I was also thinking, of course, of one of the closing dedications for our sutra services:
Buddha nature pervades the whole universe, existing right here, now. The wind blows, waves fall on the shore, and Guanyin finds us in the dark and broken roads. We give thanks to all the ancestors of meditation in the still halls, the unknown women and men, centuries of enlightened women and men, ants and sticks and grizzly bears. Let wisdom go to every corner of the house. Let people have joy in each other’s joy.
I really appreciate our dedications. For me, they answer the “So what?” question about our practice. What is our practice about?
And I’ve always loved this particular verse.
Buddha nature pervades the whole universe, existing right here, now.
Other dedication verses also open with this reminder. I find it so interesting that this verse, which is about dedicating our practice, opens with something akin to a statement of fact; some might also say an article of faith:
We’re alive. All is alive. And all is blessed.
Notice this! Wake up!
After this or another opening reminder, other verses tend to transition into what we might think of as more clear cut dedications: to all being; to those who suffer from calamity, cruelty and war; to specific people who we know are suffering.
With this verse, we chant:
The wind blows, waves fall on the shore . . .
The alarm clock rings.
The dog scratches its neck.
An email arrives.
Buddha nature pervades the whole day.
. . . and Guanyin finds us in the dark and broken roads.
Compassion does have a way of finding us in our “dark and broken roads.” We may be particularly open to others’ helping hands and the compassion that fills the universe, including our own broken hearts, in moments when we feel lost or down. And, of course, that’s precisely the same love available, and that we may feel, in the wind blowing on our face; the surf pounding against our chest on a warm summer day; that email arriving. Whatever our current life circumstance and disposition.
We give thanks to all the ancestors of meditation in the still halls, the unknown women and men, centuries of enlightened women and men . . .
We dedicate ourselves to this practice, for all it gives us, and enables us to offer to others, with gratitude to those who have sustained it and transmitted it to us. It’s truly something to be cherished, preserved, and developed.
And we dedicate ourselves to . . .
. . . ants and sticks and grizzly bears.
Chanting and hearing this for this first time was one of the moments when I knew Zen was for me.
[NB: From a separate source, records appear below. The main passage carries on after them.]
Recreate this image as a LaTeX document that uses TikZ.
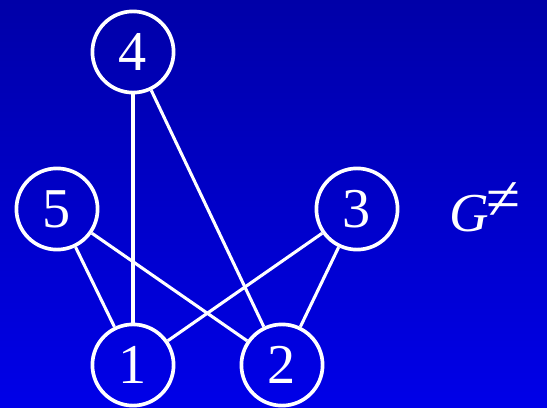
\documentclass[tikz,border=0pt]{standalone}
\usepackage{fontspec}
\setmainfont{Liberation Serif}
\usepackage{tikz}
\usetikzlibrary{shadings}
\definecolor{bgtop}{RGB}{0,0,168}
\definecolor{bgbot}{RGB}{0,0,232}
\tikzstyle{vertex} = [circle, draw=white, line width=2.6pt, minimum size=2.03cm, inner sep=0pt, text=white, font=\fontsize{40}{44}\selectfont]
\tikzstyle{edge} = [white, line width=2.2pt]

\begin{document}
\begin{tikzpicture}
  % background
  \shade[top color=bgtop, bottom color=bgbot] (0,0) rectangle (13.675,10.175);
  \useasboundingbox (0,0) rectangle (13.675,10.175);

  \node[vertex] (v4) at (3.325, 8.875) {4};
  \node[vertex] (v5) at (1.425, 4.95) {5};
  \node[vertex] (v3) at (8.925, 4.95) {3};
  \node[vertex] (v1) at (3.325, 1.05) {1};
  \node[vertex] (v2) at (7.05, 1.05) {2};

  \draw[edge] (v4) -- (v1);
  \draw[edge] (v4) -- (v2);
  \draw[edge] (v5) -- (v1);
  \draw[edge] (v5) -- (v2);
  \draw[edge] (v3) -- (v1);
  \draw[edge] (v3) -- (v2);

  \node[text=white, inner sep=0pt, font=\fontsize{39}{44}\selectfont] (name) at (12.12, 5.0)
    {\textit{G}\hspace{-0.05em}\raisebox{0.22em}{\fontsize{44}{46}\selectfont ≠}};
\end{tikzpicture}
\end{document}
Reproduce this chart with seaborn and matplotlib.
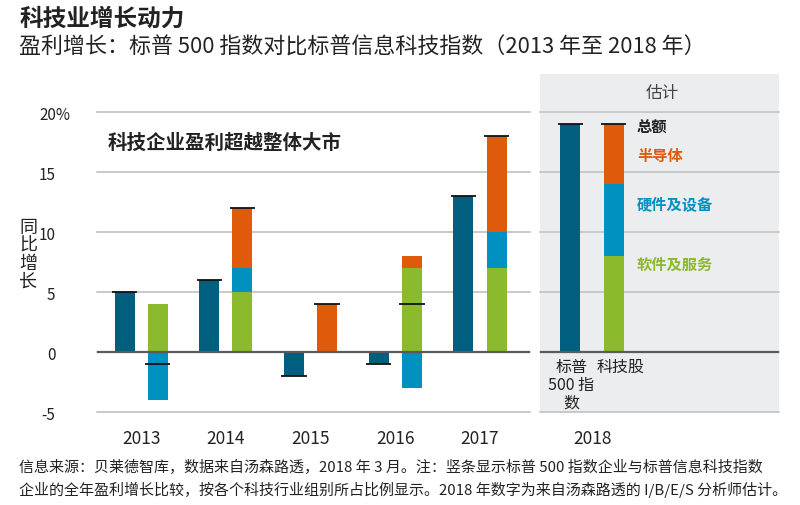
import numpy as np
import pandas as pd
import seaborn as sns
import matplotlib.pyplot as plt
from matplotlib.transforms import ScaledTranslation

# data (yoy earnings growth, %)
years = ['2013', '2014', '2015', '2016', '2017']
sp500 = [5, 6, -2, -1, 13]
software = [4, 5, 0, 7, 7]
hardware = [-4, 2, 0, -3, 3]
semis = [0, 5, 4, 1, 8]
tech_total = [-1, 12, 4, 4, 18]

est_year = '2018'
sp500_est = [19]
software_est = [8]
hardware_est = [6]
semis_est = [5]
tech_total_est = [19]

seg_labels = ['软件及服务', '硬件及设备', '半导体']
c_sp = '#005f7e'
c_soft = '#8bba2c'
c_hard = '#0091c1'
c_semi = '#e05a0c'
c_text = '#222222'
c_grid = '#c9c9c9'

sns.set_theme(style='white')
plt.rcParams['font.family'] = ['Noto Sans CJK SC', 'DejaVu Sans']

fig = plt.figure(figsize=(8, 5.06), dpi=100)
ax = fig.add_axes([97/800, 93/506, 433/800, 300/506])
ax2 = fig.add_axes([540/800, 93/506, 239/800, 338/506])

off = 0.195
bw = 0.236


def draw_tech(a, x, parts, totals):
    # stack positives up from zero and negatives down from zero
    parts = np.array(parts, dtype=float)
    pos_bottom = np.zeros(parts.shape[1])
    neg_bottom = np.zeros(parts.shape[1])
    for vals, col in zip(parts, [c_soft, c_hard, c_semi]):
        pos = np.where(vals > 0, vals, 0)
        neg = np.where(vals < 0, vals, 0)
        a.bar(x, pos, bw, bottom=pos_bottom, color=col, zorder=2, linewidth=0)
        a.bar(x, neg, bw, bottom=neg_bottom, color=col, zorder=2, linewidth=0)
        pos_bottom += pos
        neg_bottom += neg
    a.hlines(totals, x - 0.15, x + 0.15, color='#111111', lw=1.3, zorder=4)


# main years
xs = np.arange(len(years))
df = pd.DataFrame({'x': xs - off, 'sp500': sp500})
sns.barplot(data=df, x='x', y='sp500', native_scale=True, width=bw,
            color=c_sp, saturation=1, errorbar=None, ax=ax, zorder=2, linewidth=0)
ax.hlines(sp500, xs - off - 0.15, xs - off + 0.15, color='#111111', lw=1.3, zorder=4)
draw_tech(ax, xs + off, [software, hardware, semis], tech_total)

# 2018 estimate panel
x2 = np.array([0.0])
off2 = 0.255
df2 = pd.DataFrame({'x': x2 - off2, 'sp500': sp500_est})
sns.barplot(data=df2, x='x', y='sp500', native_scale=True, width=bw,
            color=c_sp, saturation=1, errorbar=None, ax=ax2, zorder=2, linewidth=0)
ax2.hlines(sp500_est, x2 - off2 - 0.15, x2 - off2 + 0.15, color='#111111', lw=1.3, zorder=4)
draw_tech(ax2, x2 + off2, [software_est, hardware_est, semis_est], tech_total_est)

# axes styling
yt = [-5, 0, 5, 10, 15, 20]
for a in (ax, ax2):
    a.set_ylabel('')
    a.set_xlabel('')
    a.set_yticks(yt)
    a.yaxis.grid(True, color=c_grid, lw=1.4)
    a.set_axisbelow(True)
    for ln in a.get_ygridlines():
        ln.set_clip_on(False)
    a.axhline(0, color='#5a5a5a', lw=1.6, zorder=3)
    sns.despine(ax=a, left=True, bottom=True)
    a.tick_params(axis='x', length=0, pad=12, labelsize=12.5, labelcolor=c_text)

ax.set_xlim(-0.52, 4.59)
ax.set_ylim(-5, 20)
ax.set_xticks(xs)
ax.set_xticklabels(years)
ax.set_yticklabels(['-5', '0', '5', '10', '15', '20%'])
ax.tick_params(axis='y', length=0, pad=30, labelsize=11, labelcolor=c_text)
for lab in ax.get_yticklabels():
    lab.set_horizontalalignment('right')
lab20 = ax.get_yticklabels()[-1]
lab20.set_transform(lab20.get_transform() + ScaledTranslation(0.15, 0, fig.dpi_scale_trans))

ax2.set_facecolor('#ecedef')
ax2.set_xlim(-0.614, 2.207)
ax2.set_ylim(-5, 23.2)
ax2.set_xticks([0])
ax2.set_xticklabels([est_year])
ax2.tick_params(axis='y', length=0, labelleft=False)

# panel texts
ax2.text(0.826, 21.65, '估计', ha='center', va='center', fontsize=12, color='#444444')
ax2.text(0.53, 18.8, '总额', ha='left', va='center', fontsize=11, fontweight='bold', color=c_text)
ax2.text(0.53, 16.45, seg_labels[2], ha='left', va='center', fontsize=11, fontweight='bold', color=c_semi)
ax2.text(0.53, 12.4, seg_labels[1], ha='left', va='center', fontsize=11, fontweight='bold', color=c_hard)
ax2.text(0.53, 7.4, seg_labels[0], ha='left', va='center', fontsize=11, fontweight='bold', color=c_soft)
ax2.text(-0.245, -0.5, '标普\n500 指\n数', ha='center', va='top', fontsize=11.5,
         color=c_text, linespacing=1.05)
ax2.text(0.34, -0.5, '科技股', ha='center', va='top', fontsize=11.5, color=c_text)

# annotation in main chart
ax.text(-0.39, 17.5, '科技企业盈利超越整体大市', ha='left', va='center', fontsize=14,
        fontweight='bold', color=c_text)

# y label, title, source
fig.text(28/800, 1 - 255/506, '同\n比\n增\n长', ha='center', va='center', fontsize=13,
         color=c_text, linespacing=1.0)
fig.text(19/800, 1 - 19/506, '科技业增长动力', ha='left', va='center', fontsize=17,
         fontweight='bold', color=c_text)
fig.text(19/800, 1 - 48/506, '盈利增长：标普 500 指数对比标普信息科技指数（2013 年至 2018 年）',
         ha='left', va='center', fontsize=15.8, color=c_text)
fig.text(19/800, 1 - 467/506,
         '信息来源：贝莱德智库，数据来自汤森路透，2018 年 3 月。注：竖条显示标普 500 指数企业与标普信息科技指数',
         ha='left', va='center', fontsize=10.8, color=c_text)
fig.text(19/800, 1 - 490/506,
         '企业的全年盈利增长比较，按各个科技行业组别所占比例显示。2018 年数字为来自汤森路透的 I/B/E/S 分析师估计。',
         ha='left', va='center', fontsize=10.8, color=c_text)

fig.savefig('out.png', dpi=100, facecolor='white')
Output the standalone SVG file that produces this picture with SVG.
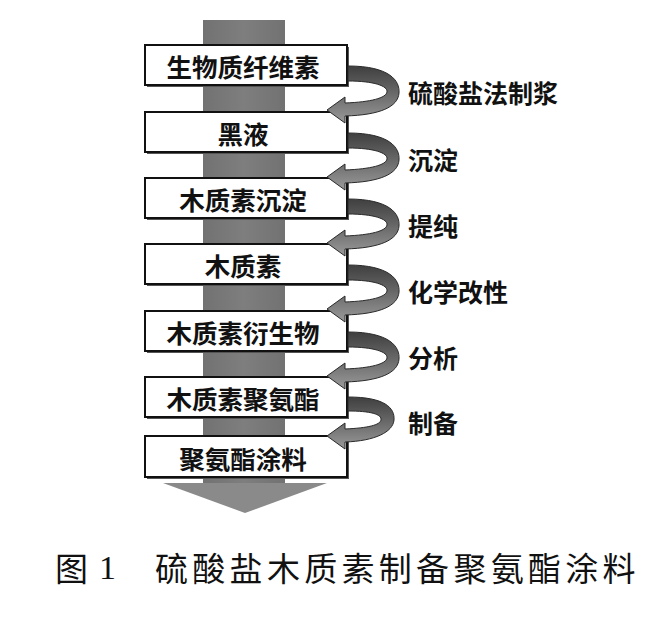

I remember laughing out loud. I was hooked.
This is both playful and serious, of course. Matter of fact. Buddha nature pervades the whole universe, ants, sticks and bears included. The 10,000 things.
And it is our animal nature; the baser parts of our human nature. We, too, are crawling on the ground, like ants. We are dirt and sticks. We can be grumpy and brutish, like bears. We dedicate ourselves to these parts of ourselves, too. We’d might as well face them. We’re enmeshed in it all. We’re in the stew.
Let wisdom go to every corner of the house.
I hear this less as an expansionist, missionary aspiration, than as yet another reminder of what’s here already. This practice is so much about just noticing, I find; about letting be; about getting out of the way – or, rather, coming to know in our bones that we are part of this, and this is the way.
Let people have joy in each other’s joy.
Can there be any doubt that we’d all be happier if we could learn to practice this collectively and consistently? This is the pithiest little ethical mandate I know.
And, like the phrase before it, I think it’s as much descriptive as it is prescriptive. People taking joy in others’ joy. This is the way. The motion and frequency of the universe, to which we can tune in and with which we’re invited to cooperate.
Such a simple principle.
Yet, it’s the work of a lifetime, it seems.
And of generations, across cultures.